NCPA - National Center for Policy Analysis


November 23, 2004

There are few choices to close the Social Security deficit, and none are small or easy, says Matt Moore, a senior policy analyst with the National Center for Policy Analysis.

President Bush has proposed letting younger workers divert some of the payroll taxes they already pay to create personal retirement accounts.

  • This would offset some of what the government would otherwise pay them at retirement, reducing the government's obligations and the debt, without reducing workers' net benefit.
  • Workers could choose among a few safe funds, similar to the federal thrift savings plan for federal workers.

President Bush formed a commission to develop ways to structure and integrate a personal-investment component into Social Security.

According to an analysis of the plan by actuaries at the Social Security Administration, the plan would require an initial infusion $3 trillion over the next several decades but overall would save about $11 trillion and set the program on a path to fiscal sustainability.

Since the commission finished its work, critics have been busy. They worry about how low-income workers and inexperienced investors would fare. They worry about administrative costs, and invoke names like Enron and WorldCom. Proponents of personal accounts share these concerns. But there are responsible ways to structure the personal accounts to guard against potential pitfalls.

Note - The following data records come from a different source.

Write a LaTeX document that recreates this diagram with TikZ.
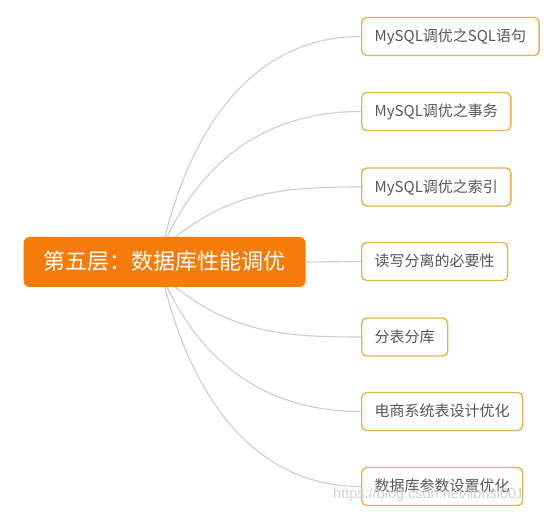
\documentclass[tikz,border=0pt]{standalone}
\usepackage{fontspec}
\newfontfamily\cjk{Noto Sans CJK SC}
\newfontfamily\markfont{Liberation Sans}
\usepackage{xcolor}
\definecolor{mind-orange}{HTML}{F57B0A}
\definecolor{mind-gold}{HTML}{E9B14E}
\definecolor{mind-text}{HTML}{575757}
\definecolor{mind-line}{HTML}{CBCED2}
\definecolor{mind-mark}{HTML}{D2D2D2}
\usepackage{tikz}

\tikzset{
  mainbox/.style={fill=mind-orange, rounded corners=6pt, text=white,
    font=\cjk\fontsize{22}{26}\selectfont, inner xsep=20pt, inner ysep=0pt,
    text height=19pt, text depth=4pt, minimum height=50pt},
  topicbox/.style={draw=mind-gold, fill=white, line width=1.4pt, rounded corners=5pt,
    text=mind-text, font=\cjk\fontsize{15}{18}\selectfont, inner xsep=13pt, inner ysep=0pt,
    text height=13pt, text depth=2.5pt, minimum height=38pt, anchor=west},
  branch/.style={draw=mind-line, line width=1.1pt},
}

\begin{document}
\begin{tikzpicture}[x=1pt, y=-1pt]

    % Background
    \fill[white] (0, 0) rectangle (550, 516);
    \useasboundingbox (0, 0) rectangle (550, 516);

    % Root
    \node[mainbox] (root) at (164.5, 262) {第五层：数据库性能调优};

    % Topics
    \node[topicbox] (sql)    at (361, 36.5)  {MySQL调优之SQL语句};
    \node[topicbox] (trans)  at (361, 111.5) {MySQL调优之事务};
    \node[topicbox] (index)  at (361, 187)   {MySQL调优之索引};
    \node[topicbox] (split)  at (361, 261.5) {读写分离的必要性};
    \node[topicbox] (shard)  at (361, 337)   {分表分库};
    \node[topicbox] (shop)   at (361, 411.5) {电商系统表设计优化};
    \node[topicbox] (param)  at (361, 486.5) {数据库参数设置优化};

    % Branches
    \draw[branch] ([xshift=0.5pt]root.north) to[out=76, in=180] (sql.west);
    \draw[branch] ([xshift=2.5pt]root.north) to[out=64, in=180] (trans.west);
    \draw[branch] ([xshift=11pt]root.north) to[out=38, in=180] (index.west);
    \draw[branch] (root.east) -- (split.west);
    \draw[branch] ([xshift=11pt]root.south) to[out=-38, in=180] (shard.west);
    \draw[branch] ([xshift=2.5pt]root.south) to[out=-64, in=180] (shop.west);
    \draw[branch] ([xshift=0.5pt]root.south) to[out=-76, in=180] (param.west);

    % Watermark
    \node[anchor=base west, inner sep=0pt, text=mind-mark, font=\markfont\fontsize{14.5}{17}\selectfont] (mark) at (333, 498) {https://blog.csdn.net/libusi001};

\end{tikzpicture}
\end{document}
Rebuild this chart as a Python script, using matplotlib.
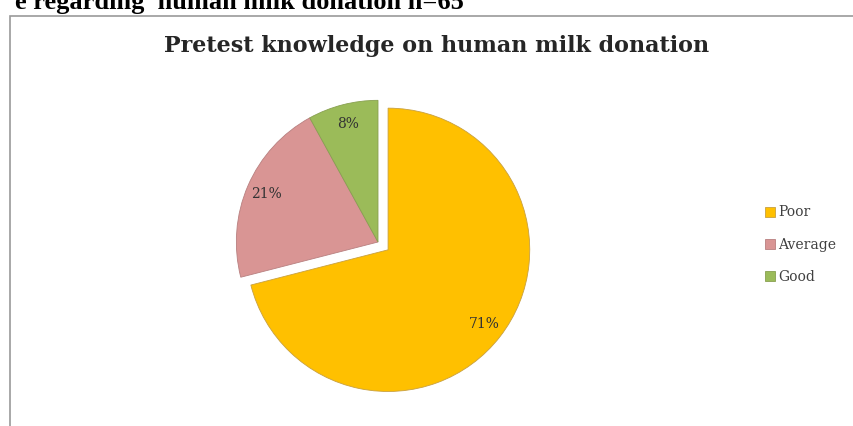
import matplotlib
matplotlib.use("Agg")
import matplotlib.pyplot as plt
from matplotlib.patches import Rectangle

labels = ["Poor", "Average", "Good"]
values = [71, 21, 8]
colors = ["#FFC000", "#D99594", "#9BBB59"]
explode = [0.09, 0, 0]

W, H = 854, 426
fig = plt.figure(figsize=(W / 100, H / 100), dpi=100)
fig.patch.set_facecolor("white")

# chart frame (cut by the page crop on the right and bottom)
fig.patches.append(Rectangle((10 / W, -0.1), 1.1, (H - 16) / H + 0.1,
                             transform=fig.transFigure, fill=False,
                             edgecolor="#9a9a9a", linewidth=1.2))

# document caption, cut at the top edge of the crop
fig.text(464 / W, 1 - 9 / H, "e regarding  human milk donation n=65",
         ha="right", va="baseline", fontsize=19, fontweight="bold",
         family="Liberation Serif", color="black")

fig.text(437 / W, 1 - 46 / H, "Pretest knowledge on human milk donation",
         ha="center", va="center", fontsize=16, fontweight="bold",
         family="DejaVu Serif", color="#262626")

ax = fig.add_axes([208 / W, 14 / H, 340 / W, 340 / H])
wedges, texts, autotexts = ax.pie(
    values, colors=colors, explode=explode, startangle=90, counterclock=False,
    autopct="%d%%", pctdistance=0.86,
    wedgeprops=dict(edgecolor="#c8a040", linewidth=0.6),
    textprops=dict(fontsize=10, family="DejaVu Serif", color="#333333"))
wedges[1].set_edgecolor("#b88080")
wedges[2].set_edgecolor("#88a050")
ax.set_xlim(-1.2, 1.2)
ax.set_ylim(-1.2, 1.2)
ax.set_aspect("equal")

leg = fig.legend(wedges, labels, loc="upper left",
                 bbox_to_anchor=(753 / W, 1 - 193 / H), frameon=False,
                 handlelength=0.7, handleheight=0.7, handletextpad=0.2,
                 labelspacing=1.3, prop=dict(family="DejaVu Serif", size=10))
for t in leg.get_texts():
    t.set_color("#404040")

fig.savefig("out.png", dpi=100)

The Social Security Administration, the General Accounting Office and others have developed ways to structure the accounts to maximize returns and protect investors, says Moore:

  • Administrative fees could be kept low by limiting options and structuring personal-retirement accounts carefully.
  • Inexperienced investors could be protected by being offered three to five government-approved index funds.
  • Low-income workers could be aided through matching grants or refundable tax credits.